── Exercise input ──

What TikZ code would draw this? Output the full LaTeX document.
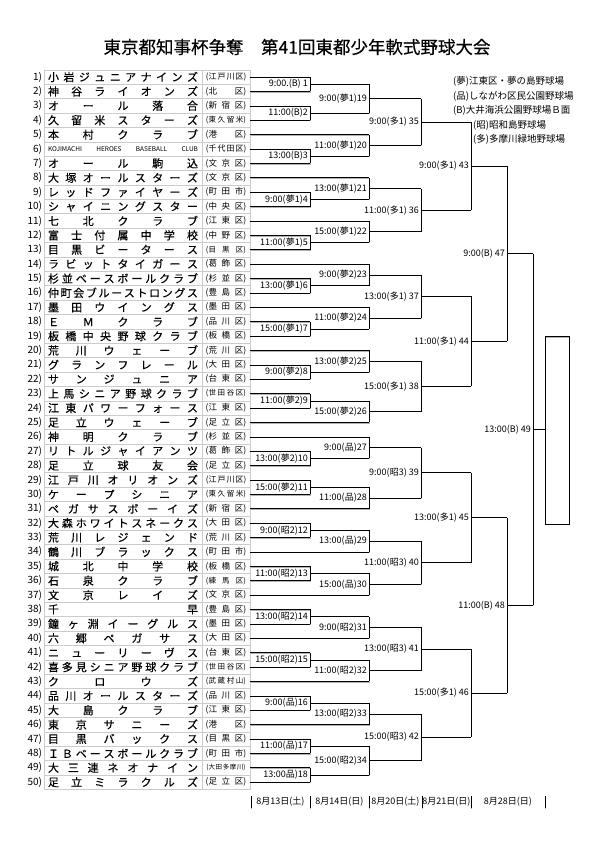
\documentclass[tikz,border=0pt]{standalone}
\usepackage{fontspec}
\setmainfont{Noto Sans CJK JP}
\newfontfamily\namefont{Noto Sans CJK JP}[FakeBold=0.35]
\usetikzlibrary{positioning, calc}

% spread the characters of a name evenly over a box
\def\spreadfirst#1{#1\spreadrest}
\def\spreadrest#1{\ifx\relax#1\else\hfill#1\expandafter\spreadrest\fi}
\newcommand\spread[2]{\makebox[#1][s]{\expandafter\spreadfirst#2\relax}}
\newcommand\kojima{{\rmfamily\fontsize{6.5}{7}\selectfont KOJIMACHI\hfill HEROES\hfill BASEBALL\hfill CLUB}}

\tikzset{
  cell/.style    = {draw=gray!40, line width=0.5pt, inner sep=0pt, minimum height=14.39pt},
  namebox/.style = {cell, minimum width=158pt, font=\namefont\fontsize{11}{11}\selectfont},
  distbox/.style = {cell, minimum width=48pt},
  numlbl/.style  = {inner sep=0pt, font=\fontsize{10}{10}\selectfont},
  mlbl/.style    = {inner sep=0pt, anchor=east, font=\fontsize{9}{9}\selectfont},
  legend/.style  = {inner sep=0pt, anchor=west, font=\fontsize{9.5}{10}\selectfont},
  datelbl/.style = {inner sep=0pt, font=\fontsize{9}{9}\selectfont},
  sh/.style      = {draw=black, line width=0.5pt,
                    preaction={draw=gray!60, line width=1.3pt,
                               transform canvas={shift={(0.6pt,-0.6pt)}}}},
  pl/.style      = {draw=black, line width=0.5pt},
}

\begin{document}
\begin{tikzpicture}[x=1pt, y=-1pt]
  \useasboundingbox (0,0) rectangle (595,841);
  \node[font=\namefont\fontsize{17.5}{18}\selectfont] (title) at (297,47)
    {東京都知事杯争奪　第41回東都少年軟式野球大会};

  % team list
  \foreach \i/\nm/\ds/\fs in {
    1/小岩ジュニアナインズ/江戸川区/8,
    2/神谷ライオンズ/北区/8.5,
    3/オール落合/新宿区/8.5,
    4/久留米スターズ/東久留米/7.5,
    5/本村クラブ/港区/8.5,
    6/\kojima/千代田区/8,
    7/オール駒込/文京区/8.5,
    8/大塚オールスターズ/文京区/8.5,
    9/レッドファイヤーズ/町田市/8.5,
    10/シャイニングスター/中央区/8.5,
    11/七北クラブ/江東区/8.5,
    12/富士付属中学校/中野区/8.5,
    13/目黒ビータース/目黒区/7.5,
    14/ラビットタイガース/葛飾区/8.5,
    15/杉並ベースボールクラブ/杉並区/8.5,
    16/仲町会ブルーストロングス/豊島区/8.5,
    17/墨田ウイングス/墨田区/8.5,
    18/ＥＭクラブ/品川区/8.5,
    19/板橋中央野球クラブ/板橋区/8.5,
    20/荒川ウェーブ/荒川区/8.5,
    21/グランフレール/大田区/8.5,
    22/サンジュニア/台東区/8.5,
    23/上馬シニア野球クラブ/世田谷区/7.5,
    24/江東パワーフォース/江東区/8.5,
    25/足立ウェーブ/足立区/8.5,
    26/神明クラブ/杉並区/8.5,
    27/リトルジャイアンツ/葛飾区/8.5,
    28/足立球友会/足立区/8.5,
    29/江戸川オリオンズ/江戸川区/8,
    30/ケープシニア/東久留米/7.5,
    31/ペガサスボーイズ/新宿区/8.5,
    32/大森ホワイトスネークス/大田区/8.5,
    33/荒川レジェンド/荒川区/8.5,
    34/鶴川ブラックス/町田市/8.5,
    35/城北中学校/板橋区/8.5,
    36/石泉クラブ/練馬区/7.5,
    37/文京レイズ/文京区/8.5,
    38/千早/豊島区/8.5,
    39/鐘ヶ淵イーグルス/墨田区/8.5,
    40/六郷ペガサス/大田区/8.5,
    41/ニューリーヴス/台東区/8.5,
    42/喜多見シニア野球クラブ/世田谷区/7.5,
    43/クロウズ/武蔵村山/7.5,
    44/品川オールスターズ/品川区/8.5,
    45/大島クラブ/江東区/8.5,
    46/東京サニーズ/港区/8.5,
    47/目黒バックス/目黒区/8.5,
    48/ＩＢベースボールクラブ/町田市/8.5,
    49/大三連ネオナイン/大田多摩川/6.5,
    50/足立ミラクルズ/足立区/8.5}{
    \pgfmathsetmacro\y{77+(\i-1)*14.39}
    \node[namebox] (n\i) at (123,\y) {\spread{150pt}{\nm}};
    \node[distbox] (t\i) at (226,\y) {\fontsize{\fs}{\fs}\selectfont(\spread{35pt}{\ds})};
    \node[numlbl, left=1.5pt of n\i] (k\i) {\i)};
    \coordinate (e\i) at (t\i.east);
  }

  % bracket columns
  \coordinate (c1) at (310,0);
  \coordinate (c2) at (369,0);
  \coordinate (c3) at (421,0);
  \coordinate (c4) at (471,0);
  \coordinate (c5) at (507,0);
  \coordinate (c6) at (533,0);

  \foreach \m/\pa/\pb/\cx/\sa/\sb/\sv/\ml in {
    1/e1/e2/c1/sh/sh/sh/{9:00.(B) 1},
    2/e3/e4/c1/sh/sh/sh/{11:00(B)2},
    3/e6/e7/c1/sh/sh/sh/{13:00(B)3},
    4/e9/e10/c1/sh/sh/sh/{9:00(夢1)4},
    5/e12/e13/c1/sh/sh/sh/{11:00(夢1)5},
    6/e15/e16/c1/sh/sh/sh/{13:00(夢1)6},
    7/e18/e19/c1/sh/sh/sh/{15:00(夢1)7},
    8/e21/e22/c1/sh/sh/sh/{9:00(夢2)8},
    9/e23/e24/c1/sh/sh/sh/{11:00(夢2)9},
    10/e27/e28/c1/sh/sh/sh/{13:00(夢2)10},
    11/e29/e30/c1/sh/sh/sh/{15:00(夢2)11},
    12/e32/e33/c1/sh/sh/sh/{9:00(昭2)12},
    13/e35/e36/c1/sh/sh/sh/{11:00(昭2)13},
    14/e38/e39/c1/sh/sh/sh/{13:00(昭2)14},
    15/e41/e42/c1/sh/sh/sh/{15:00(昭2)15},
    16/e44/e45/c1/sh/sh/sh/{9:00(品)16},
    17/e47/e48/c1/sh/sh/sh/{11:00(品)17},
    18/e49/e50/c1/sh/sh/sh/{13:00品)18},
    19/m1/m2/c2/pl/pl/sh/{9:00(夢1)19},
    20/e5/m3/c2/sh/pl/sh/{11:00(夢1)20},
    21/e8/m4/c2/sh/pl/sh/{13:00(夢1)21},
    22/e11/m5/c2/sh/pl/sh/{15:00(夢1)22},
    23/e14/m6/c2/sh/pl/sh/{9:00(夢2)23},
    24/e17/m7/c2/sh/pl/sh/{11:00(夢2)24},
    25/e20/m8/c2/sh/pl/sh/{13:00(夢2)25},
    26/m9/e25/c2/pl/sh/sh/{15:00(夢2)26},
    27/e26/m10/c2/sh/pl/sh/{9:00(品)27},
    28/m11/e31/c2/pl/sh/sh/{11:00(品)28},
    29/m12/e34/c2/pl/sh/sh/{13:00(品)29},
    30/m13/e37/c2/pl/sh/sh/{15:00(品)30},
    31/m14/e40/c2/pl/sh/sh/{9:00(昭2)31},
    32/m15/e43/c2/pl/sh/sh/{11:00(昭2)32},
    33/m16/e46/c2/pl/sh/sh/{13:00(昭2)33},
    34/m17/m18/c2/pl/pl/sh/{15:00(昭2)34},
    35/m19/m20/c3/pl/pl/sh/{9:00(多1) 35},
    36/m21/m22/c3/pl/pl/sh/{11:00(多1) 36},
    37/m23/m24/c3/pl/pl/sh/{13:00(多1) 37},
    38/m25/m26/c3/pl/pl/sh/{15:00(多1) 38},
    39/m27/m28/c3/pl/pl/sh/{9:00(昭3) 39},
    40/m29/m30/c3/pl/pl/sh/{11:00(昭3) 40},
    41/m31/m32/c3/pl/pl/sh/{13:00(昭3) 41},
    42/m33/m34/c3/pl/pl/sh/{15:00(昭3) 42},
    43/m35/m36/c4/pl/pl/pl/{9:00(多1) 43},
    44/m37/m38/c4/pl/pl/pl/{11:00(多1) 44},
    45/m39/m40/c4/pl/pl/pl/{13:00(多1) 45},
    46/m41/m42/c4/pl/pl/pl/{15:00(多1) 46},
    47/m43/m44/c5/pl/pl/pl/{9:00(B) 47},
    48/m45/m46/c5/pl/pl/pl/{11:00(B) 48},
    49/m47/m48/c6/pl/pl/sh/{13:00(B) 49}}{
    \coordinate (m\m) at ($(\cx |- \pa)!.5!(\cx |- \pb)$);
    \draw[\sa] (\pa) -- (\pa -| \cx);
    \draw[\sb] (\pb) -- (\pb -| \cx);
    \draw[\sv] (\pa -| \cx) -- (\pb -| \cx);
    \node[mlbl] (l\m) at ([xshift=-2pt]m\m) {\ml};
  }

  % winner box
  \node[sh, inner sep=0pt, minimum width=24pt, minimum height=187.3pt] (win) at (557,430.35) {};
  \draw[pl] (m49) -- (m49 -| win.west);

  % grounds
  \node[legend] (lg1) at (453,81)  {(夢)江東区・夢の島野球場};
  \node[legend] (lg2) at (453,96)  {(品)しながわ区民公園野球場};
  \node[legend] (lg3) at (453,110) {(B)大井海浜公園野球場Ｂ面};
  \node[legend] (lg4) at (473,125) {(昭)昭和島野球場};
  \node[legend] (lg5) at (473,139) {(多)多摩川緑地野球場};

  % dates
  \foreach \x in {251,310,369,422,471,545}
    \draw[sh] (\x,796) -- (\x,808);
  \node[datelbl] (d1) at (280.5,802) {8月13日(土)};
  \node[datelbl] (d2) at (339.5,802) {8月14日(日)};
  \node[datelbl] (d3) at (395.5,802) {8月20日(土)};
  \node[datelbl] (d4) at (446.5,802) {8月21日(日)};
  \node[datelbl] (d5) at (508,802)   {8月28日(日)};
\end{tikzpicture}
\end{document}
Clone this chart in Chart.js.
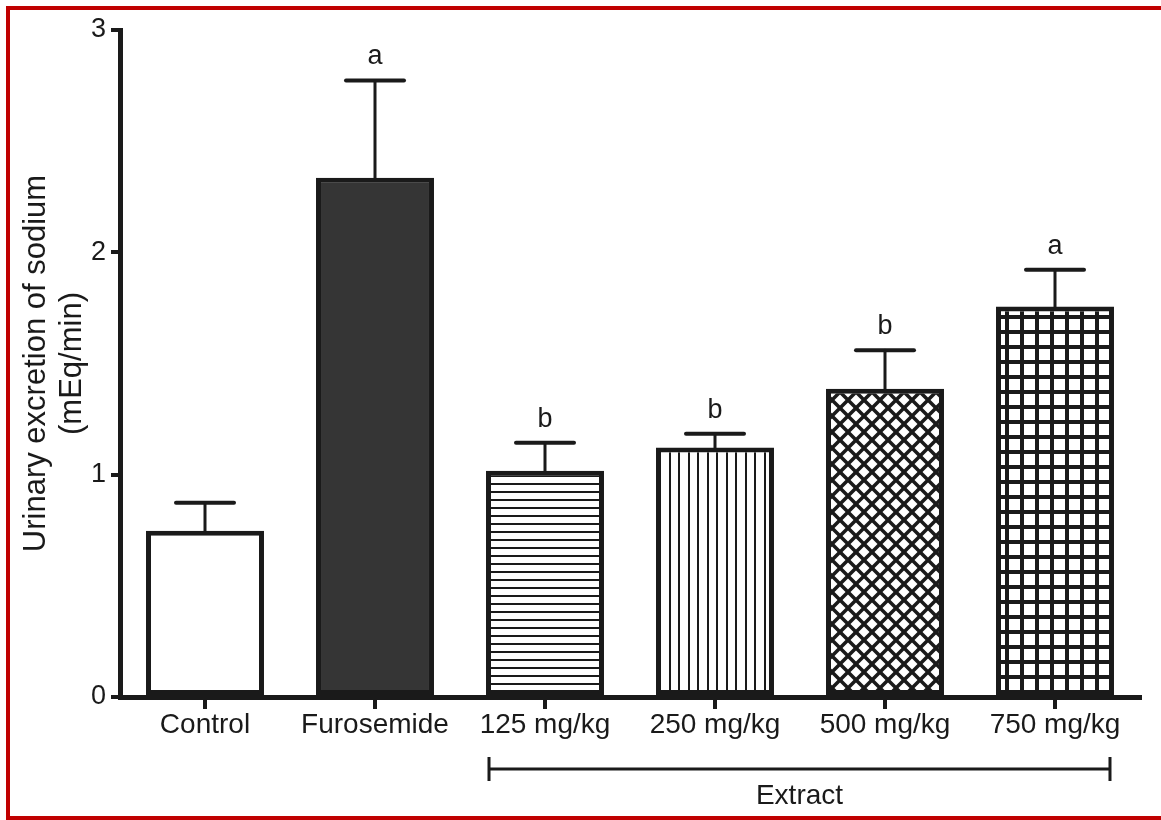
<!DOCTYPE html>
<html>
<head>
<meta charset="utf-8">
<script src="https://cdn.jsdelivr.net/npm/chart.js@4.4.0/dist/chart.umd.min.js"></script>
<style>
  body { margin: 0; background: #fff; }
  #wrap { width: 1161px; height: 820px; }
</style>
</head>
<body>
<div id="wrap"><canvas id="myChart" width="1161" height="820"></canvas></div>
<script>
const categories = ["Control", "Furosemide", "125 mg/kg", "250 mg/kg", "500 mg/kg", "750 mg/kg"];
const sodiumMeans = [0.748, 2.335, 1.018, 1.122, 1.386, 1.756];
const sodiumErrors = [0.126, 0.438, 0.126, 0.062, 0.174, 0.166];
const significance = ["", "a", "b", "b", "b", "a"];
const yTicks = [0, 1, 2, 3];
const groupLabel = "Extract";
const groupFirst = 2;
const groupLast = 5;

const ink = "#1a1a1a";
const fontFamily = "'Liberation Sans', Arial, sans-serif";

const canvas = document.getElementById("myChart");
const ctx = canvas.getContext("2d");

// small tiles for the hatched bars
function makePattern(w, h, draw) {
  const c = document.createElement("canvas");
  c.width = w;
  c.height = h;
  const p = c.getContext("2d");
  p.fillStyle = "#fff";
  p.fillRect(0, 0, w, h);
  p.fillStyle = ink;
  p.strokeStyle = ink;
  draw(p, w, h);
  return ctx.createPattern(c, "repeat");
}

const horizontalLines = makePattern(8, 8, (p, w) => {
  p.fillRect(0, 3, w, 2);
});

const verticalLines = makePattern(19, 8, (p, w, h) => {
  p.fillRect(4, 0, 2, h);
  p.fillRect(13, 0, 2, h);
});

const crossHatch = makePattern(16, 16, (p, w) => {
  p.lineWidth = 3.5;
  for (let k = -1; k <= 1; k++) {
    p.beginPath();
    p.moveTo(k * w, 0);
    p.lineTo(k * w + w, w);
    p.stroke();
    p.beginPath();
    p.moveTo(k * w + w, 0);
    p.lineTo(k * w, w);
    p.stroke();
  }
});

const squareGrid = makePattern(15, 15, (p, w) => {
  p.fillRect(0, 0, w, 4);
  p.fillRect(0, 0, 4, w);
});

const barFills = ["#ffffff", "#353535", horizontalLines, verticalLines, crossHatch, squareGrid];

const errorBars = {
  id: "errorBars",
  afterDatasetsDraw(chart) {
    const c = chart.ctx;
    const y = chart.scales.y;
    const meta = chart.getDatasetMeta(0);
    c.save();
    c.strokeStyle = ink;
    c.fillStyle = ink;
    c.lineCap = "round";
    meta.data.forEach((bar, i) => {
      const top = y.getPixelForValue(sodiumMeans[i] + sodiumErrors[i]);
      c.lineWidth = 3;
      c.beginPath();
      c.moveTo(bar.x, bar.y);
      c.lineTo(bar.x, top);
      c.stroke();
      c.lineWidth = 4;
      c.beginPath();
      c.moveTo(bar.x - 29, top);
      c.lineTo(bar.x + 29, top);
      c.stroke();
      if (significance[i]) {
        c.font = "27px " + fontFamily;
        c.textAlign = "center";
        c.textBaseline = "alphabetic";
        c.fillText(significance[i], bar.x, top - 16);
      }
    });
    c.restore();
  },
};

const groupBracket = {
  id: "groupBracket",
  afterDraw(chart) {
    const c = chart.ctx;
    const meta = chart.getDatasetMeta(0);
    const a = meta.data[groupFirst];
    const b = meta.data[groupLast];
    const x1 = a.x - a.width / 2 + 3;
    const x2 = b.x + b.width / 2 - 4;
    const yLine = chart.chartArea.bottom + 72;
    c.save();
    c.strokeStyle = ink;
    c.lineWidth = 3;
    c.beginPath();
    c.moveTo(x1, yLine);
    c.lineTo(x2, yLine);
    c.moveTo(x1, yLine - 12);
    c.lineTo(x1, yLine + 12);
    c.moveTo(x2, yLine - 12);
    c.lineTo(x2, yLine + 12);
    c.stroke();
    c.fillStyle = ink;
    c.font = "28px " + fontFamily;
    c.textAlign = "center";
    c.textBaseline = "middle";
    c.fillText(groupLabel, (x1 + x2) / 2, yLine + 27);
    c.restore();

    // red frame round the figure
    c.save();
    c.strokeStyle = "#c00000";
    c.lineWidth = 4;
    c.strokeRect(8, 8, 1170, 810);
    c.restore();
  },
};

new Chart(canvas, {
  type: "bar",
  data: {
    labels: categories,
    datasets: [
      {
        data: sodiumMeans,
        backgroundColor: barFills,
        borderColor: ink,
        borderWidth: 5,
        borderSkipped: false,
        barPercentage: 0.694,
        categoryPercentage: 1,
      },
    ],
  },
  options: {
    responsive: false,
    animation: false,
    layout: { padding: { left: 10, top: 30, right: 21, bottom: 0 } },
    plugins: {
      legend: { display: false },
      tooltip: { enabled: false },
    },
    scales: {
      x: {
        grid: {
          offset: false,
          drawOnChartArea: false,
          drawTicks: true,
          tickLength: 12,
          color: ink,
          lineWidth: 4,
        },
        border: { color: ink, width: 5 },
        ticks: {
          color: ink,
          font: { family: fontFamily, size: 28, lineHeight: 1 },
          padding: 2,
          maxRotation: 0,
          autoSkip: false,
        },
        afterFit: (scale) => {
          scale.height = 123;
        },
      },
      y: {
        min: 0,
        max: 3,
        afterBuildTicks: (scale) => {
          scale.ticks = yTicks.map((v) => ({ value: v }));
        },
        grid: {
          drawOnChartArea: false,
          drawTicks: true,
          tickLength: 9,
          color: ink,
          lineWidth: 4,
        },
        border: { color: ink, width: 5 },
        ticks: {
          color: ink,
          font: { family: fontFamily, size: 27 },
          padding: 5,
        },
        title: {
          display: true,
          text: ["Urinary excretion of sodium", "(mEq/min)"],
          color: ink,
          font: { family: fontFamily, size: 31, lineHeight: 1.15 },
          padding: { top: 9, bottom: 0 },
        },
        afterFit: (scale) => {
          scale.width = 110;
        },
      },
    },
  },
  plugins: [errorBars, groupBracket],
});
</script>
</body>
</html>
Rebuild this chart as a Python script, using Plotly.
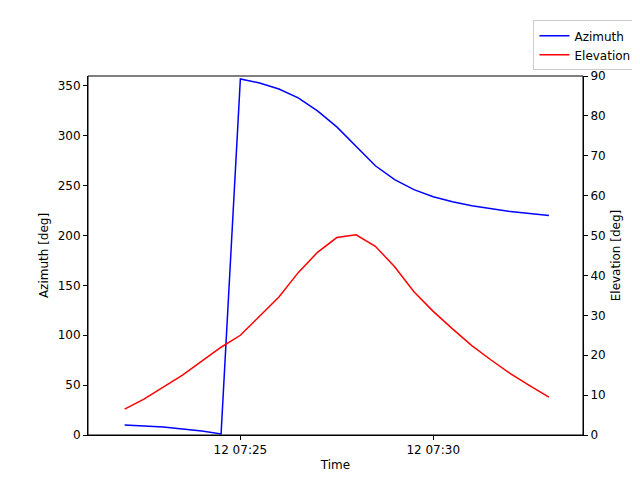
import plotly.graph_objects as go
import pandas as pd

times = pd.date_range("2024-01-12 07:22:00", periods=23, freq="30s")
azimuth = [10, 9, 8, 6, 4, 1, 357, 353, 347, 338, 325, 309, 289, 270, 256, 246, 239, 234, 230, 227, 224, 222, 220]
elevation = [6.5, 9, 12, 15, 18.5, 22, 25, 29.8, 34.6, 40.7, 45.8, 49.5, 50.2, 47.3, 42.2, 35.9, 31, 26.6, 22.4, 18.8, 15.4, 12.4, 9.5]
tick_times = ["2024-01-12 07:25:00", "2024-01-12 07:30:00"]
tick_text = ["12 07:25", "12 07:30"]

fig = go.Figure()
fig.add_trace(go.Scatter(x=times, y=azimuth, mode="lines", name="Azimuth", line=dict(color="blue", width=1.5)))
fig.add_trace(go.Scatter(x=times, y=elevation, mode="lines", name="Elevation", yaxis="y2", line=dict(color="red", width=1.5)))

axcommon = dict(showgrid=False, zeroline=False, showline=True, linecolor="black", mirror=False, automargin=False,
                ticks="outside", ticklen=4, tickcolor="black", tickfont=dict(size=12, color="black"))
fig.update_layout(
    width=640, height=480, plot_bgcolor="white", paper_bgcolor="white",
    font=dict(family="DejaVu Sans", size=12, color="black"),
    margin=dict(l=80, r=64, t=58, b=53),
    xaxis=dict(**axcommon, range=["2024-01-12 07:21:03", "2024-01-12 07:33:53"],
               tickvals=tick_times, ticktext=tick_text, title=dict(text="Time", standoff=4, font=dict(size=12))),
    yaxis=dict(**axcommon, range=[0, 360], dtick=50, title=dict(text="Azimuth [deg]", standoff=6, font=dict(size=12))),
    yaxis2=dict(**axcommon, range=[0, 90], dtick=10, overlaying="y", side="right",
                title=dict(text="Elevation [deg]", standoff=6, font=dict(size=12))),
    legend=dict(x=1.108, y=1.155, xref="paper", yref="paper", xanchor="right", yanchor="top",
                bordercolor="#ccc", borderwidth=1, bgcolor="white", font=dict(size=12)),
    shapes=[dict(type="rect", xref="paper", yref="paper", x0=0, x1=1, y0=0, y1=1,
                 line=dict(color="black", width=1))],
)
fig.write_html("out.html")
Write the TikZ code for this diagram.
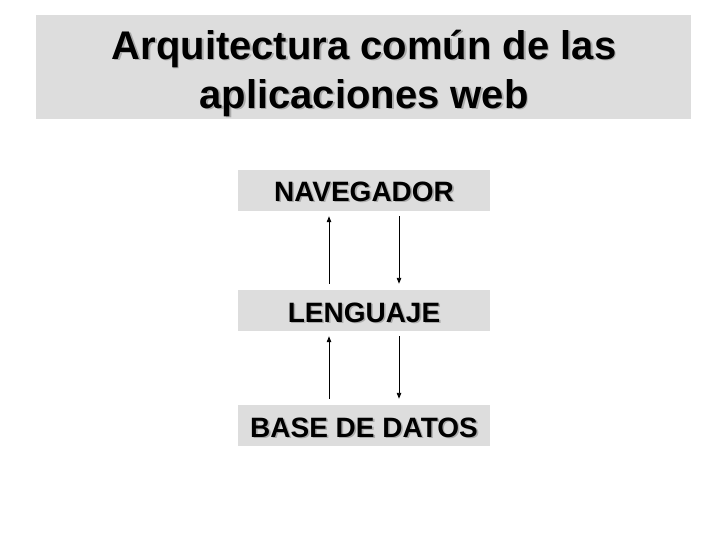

───

▶ Brief
Restate the lines of the records exactly, starting at the first and stopping after the line with "KOJIMACHI\hfill HEROES\hfill BASEBALL\hfill". Leave out any picture.

▶ Exercise result
What TikZ code would draw this? Output the full LaTeX document.
\documentclass[tikz,border=0pt]{standalone}
\usepackage{fontspec}
\setmainfont{Noto Sans CJK JP}
\newfontfamily\namefont{Noto Sans CJK JP}[FakeBold=0.35]
\usetikzlibrary{positioning, calc}

% spread the characters of a name evenly over a box
\def\spreadfirst#1{#1\spreadrest}
\def\spreadrest#1{\ifx\relax#1\else\hfill#1\expandafter\spreadrest\fi}
\newcommand\spread[2]{\makebox[#1][s]{\expandafter\spreadfirst#2\relax}}
\newcommand\kojima{{\rmfamily\fontsize{6.5}{7}\selectfont KOJIMACHI\hfill HEROES\hfill BASEBALL\hfill CLUB}}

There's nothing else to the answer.